Our out-reach programme provides support to pupils in The National Orthopedic Hospital in Cappagh Finglas.
We are particularly proud to continue the long history of Hospital Teaching which is associated with Cappagh Hospital. Established in 1926 it was, at one point, the largest hospital school in Ireland.
Cappagh House was the residence of Lady Martin, widow of Sir Richard Martin and daughter of Sir Dominic Corrigan, the distinguished physician whose name is associated with ‘Corrigan’s Pulse’ and ‘Corrigan’s Button’. On 15th September 1907 Lady Martin passed to her reward and very generously bequeathed the property to the Religious Sisters of Charity “to provide a school for poor children in the neighbourhood”. As the surrounding district was sparsely populated at the time it was not considered practical to set up a school. Instead, it was used as a convalescent home for the Children’s Hospital, Temple Street and training school for nursery nurses. Underprivileged children who suffered from the diseases of poverty, such as Rickets, Tuberculosis and malnutrition were transferred to Cappagh for continuing treatment.

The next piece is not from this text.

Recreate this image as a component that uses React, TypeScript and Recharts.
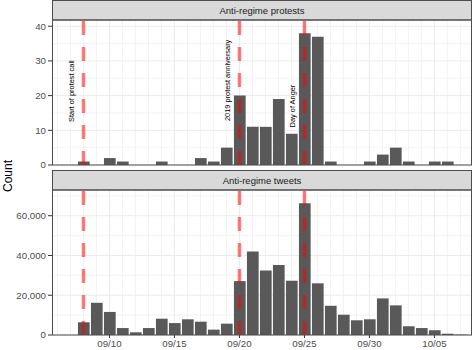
import React from 'react';
import { BarChart, Bar, XAxis, YAxis, CartesianGrid, ReferenceLine } from 'recharts';

// ---- data ----
const dates = [
  '09/08', '09/09', '09/10', '09/11', '09/12', '09/13', '09/14', '09/15', '09/16', '09/17',
  '09/18', '09/19', '09/20', '09/21', '09/22', '09/23', '09/24', '09/25', '09/26', '09/27',
  '09/28', '09/29', '09/30', '10/01', '10/02', '10/03', '10/04', '10/05', '10/06', '10/07',
];
const protests = [1, 0, 2, 1, 0, 0, 1, 0, 0, 2, 1, 5, 20, 11, 11, 19, 9, 38, 37, 1, 0, 0, 1, 3, 5, 1, 0, 1, 1, 0];
const tweets = [
  6400, 16200, 11600, 3500, 1350, 3500, 8200, 6000, 7900, 6700,
  2700, 5700, 27100, 42000, 32500, 35200, 27300, 66300, 26000, 14700,
  10200, 7400, 7900, 18400, 14900, 4400, 3500, 2400, 650, 200,
];
const xTickDates = ['09/10', '09/15', '09/20', '09/25', '09/30', '10/05'];
const protestTicks = [0, 10, 20, 30, 40];
const tweetTicks = [0, 20000, 40000, 60000];
const eventDates = ['09/08', '09/20', '09/25'];
const eventLabels = ['Start of protest call', '2019 protest anniversary', 'Day of Anger'];
const eventLabelY = [21.3, 24.4, 17.0];
const panelTitles = ['Anti-regime protests', 'Anti-regime tweets'];

// ---- helpers ----
const dayNum = (s: string) => {
  const [m, d] = s.split('/').map(Number);
  return m === 9 ? d : d + 30;
};
const data = dates.map((d, i) => ({ day: dayNum(d), protests: protests[i], tweets: tweets[i] }));
const xTicks = xTickDates.map(dayNum);
const xLabelOf = (v: number) => xTickDates[xTicks.indexOf(v)] ?? '';
const xDomain: [number, number] = [5.58, 37.89];
const allDays = Array.from({ length: 32 }, (_, i) => 6 + i);

const protestMax = Math.max(...protests) * 1.1;
const tweetMax = Math.max(...tweets) * 1.1;

const FONT = '"Liberation Sans", Arial, Helvetica, sans-serif';
const W = 474;
const PL = 52;
const PR = 472;
const GRID = '#EBEBEB';
const BAR = '#595959';

const fmtComma = (v: number) => v.toLocaleString('en-US');

const makeLabel = (text: string, yVal: number) => (props: any) => {
  const vb = props.viewBox || {};
  const x = (vb.x ?? 0) - 11.5;
  const y = (vb.y ?? 0) + (vb.height ?? 0) * (1 - yVal / protestMax);
  return (
    <text
      x={x}
      y={y}
      transform={`rotate(-90 ${x} ${y})`}
      textAnchor="middle"
      dominantBaseline="central"
      fontSize={7.4}
      fill="#000"
      fontFamily={FONT}
    >
      {text}
    </text>
  );
};

const Panel = ({ dataKey, max, ticks, minorY, showX, showLabels, height, marginTop, fmt }: any) => (
  <BarChart
    width={W}
    height={height}
    data={data}
    margin={{ top: marginTop, right: W - PR, left: 0, bottom: showX ? 0 : 5 }}
    barCategoryGap={0}
  >
    <CartesianGrid stroke={GRID} strokeWidth={0.6} verticalValues={allDays} horizontalValues={minorY} />
    <CartesianGrid stroke={GRID} strokeWidth={1} verticalValues={xTicks} horizontalValues={ticks} />
    <XAxis
      dataKey="day"
      type="number"
      domain={xDomain}
      allowDataOverflow
      ticks={xTicks}
      tickFormatter={xLabelOf}
      hide={!showX}
      height={15}
      axisLine={false}
      tickSize={3}
      tickMargin={2}
      tickLine={{ stroke: '#333' }}
      tick={{ fill: '#4D4D4D', fontSize: 9.7, fontFamily: FONT }}
      interval={0}
    />
    <YAxis
      type="number"
      domain={[0, max]}
      allowDataOverflow
      ticks={ticks}
      tickFormatter={fmt}
      width={PL}
      axisLine={false}
      tickSize={4}
      tickMargin={2}
      tickLine={{ stroke: '#333' }}
      tick={{ fill: '#4D4D4D', fontSize: 9.7, fontFamily: FONT }}
      interval={0}
    />
    <Bar dataKey={dataKey} fill={BAR} barSize={11.7} isAnimationActive={false} />
    {eventDates.map((d, i) => (
      <ReferenceLine
        key={d}
        x={dayNum(d)}
        stroke="#FF0000"
        strokeOpacity={0.52}
        strokeWidth={3.5}
        strokeDasharray="14 12"
        label={showLabels ? makeLabel(eventLabels[i], eventLabelY[i]) : undefined}
      />
    ))}
  </BarChart>
);

export default function App() {
  return (
    <div style={{ position: 'absolute', left: 0, top: 0, width: W, height: 350, background: '#fff', fontFamily: FONT }}>
      <div style={{ position: 'absolute', left: 0, top: 0 }}>
        <Panel
          dataKey="protests"
          max={protestMax}
          ticks={protestTicks}
          minorY={[5, 15, 25, 35]}
          showX={false}
          showLabels
          height={170}
          marginTop={20}
          fmt={(v: number) => String(v)}
        />
      </div>
      <div style={{ position: 'absolute', left: 0, top: 170 }}>
        <Panel
          dataKey="tweets"
          max={tweetMax}
          ticks={tweetTicks}
          minorY={[10000, 30000, 50000, 70000]}
          showX
          showLabels={false}
          height={180}
          marginTop={20}
          fmt={fmtComma}
        />
      </div>
      <svg width={W} height={350} style={{ position: 'absolute', left: 0, top: 0, pointerEvents: 'none' }}>
        {[0, 170].map((oy, i) => (
          <g key={i}>
            <rect x={PL + 0.5} y={oy + 0.5} width={PR - PL - 1} height={19.5} fill="#D9D9D9" stroke="#4d4d4d" strokeWidth={1} />
            <text x={(PL + PR) / 2} y={oy + 10.5} textAnchor="middle" dominantBaseline="central" fontSize={9.5} fill="#1A1A1A" fontFamily={FONT}>
              {panelTitles[i]}
            </text>
            <rect x={PL + 0.5} y={oy + 20} width={PR - PL - 1} height={145} fill="none" stroke="#4d4d4d" strokeWidth={1} />
          </g>
        ))}
        <text x={7.5} y={176} transform="rotate(-90 7.5 176)" textAnchor="middle" dominantBaseline="central" fontSize={12} fill="#000" fontFamily={FONT}>
          Count
        </text>
      </svg>
    </div>
  );
}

After World War 1, work commenced on the building of the hospital. Initially old army huts were used as wards. In 1921, Cappagh became an “open air” hospital in its own right for the surgical treatment of T.B. The design was based on a similar hospital in Switzerland, and it is only the third hospital in the world to use this technique.
Between 1921 and the mid 1950’s, the building of the hospital continued and the number of beds and cots increased from 60 to 260. A modern operating suite, X-ray Department and Physiotherapy Department were added.
Because of the long-term nature of the treatments (counted in years rather than months) a national school was established in 1923 for the education of the children. It still exists today with one full time teacher working there. In addition, Occupational Therapy was introduced from an early date and patients were taught handcrafts of all kinds. In 1961, a new Occupational Therapy Department was opened, the first of its kind in Ireland, with specially qualified Occupational Therapists, who had been trained in England.
The decade between 1945 and 1955 saw the rapid decline in the diseases Tuberculosis and Rickets due to new treatments, drugs and the general raising of living standards. These welcome developments meant fewer admissions of children and fewer beds needed.
Between the mid fifties and the present, radical changes have taken place. The number of beds were reduced to 164 and from being an all children hospital originally, 90% of today’s admissions are adults.
In 1961, the original Operating Theatre was replaced with a bigger more modern one. A second theatre was added in 1971, fitted with the new Clean Air Facilities required for Total Hip Replacement Operations. Here history repeated itself because this was only the third of its kind in existence, one in England, one in Switzerland and one in Cappagh. In 1989/1990, two additional Clean Air Operating Theatres have been added, again the most modern available.
The wards (which were large open-air design) have been reconstructed to meet adult requirements and to measure up to modern standards. A new Imaging Department and Pathology Department were added.
Further developments include the establishment of the Autoglous Blood Transfusion Service in 1991 and the Bone Bank in 1996. An Oratory for the patients and staff in 1987 and a new Outpatients Department in 1995 were opened. An Auditorium which seats 150 was opened in June 1998. In March 2001 a major project was completed with the commissioning of an MRI scanner. The scanner costing €1.52m was funded by the Cappagh Research & Development Trust. A major hospital development programme is with the Department of Health & Children.
Medical/Nursing education has always been the hallmark of Cappagh. The hospital provided the only postgraduate Orthopaedic-training course for nurses for many years. In 1991, approval was granted for the Diploma Course in Orthopaedic Nursing for this Hospital by the Royal College of Surgeons in Ireland for Post-Graduate Nurses. Since 1999 this course has been upgraded to that of a Higher Diploma in Orthopaedic Nursing.
The Department of Orthopaedic Surgery, Royal College of Surgeons in Ireland was officially opened in March 1992, with the appointment of Timothy O’Brien as the first Professor of Orthopaedic Surgery.
Discussions commenced in 2005 in connection with the transfer of the Lady Martin Trust from the Sisters of Charity; this process was completed at the end of December 2005.
The Hospital in association with University College, Dublin and the Royal College of Surgeons in Ireland provides undergraduate and postgraduate medical education.
At the present time the hospital has the services of 21 Orthopaedic Surgeons, each with a major sub-specialty and 4 Rheumatologists, 10 Consultant Anaesthetists, 2 Consultant Radiologists, a Haematologist, a Biochemist, a Histopathologist and a Microbiologist each giving their expertise to Cappagh.
The hospital is a major elective Orthopaedic facility and provides elective Orthopaedic Services for St. Vincent’s Hospital, Mater Hospital, Beaumont Hospital, James Connolly Memorial Hospital, The Children’s Hospital Temple Street, Central Remedial Clinic and other tertiary referrals.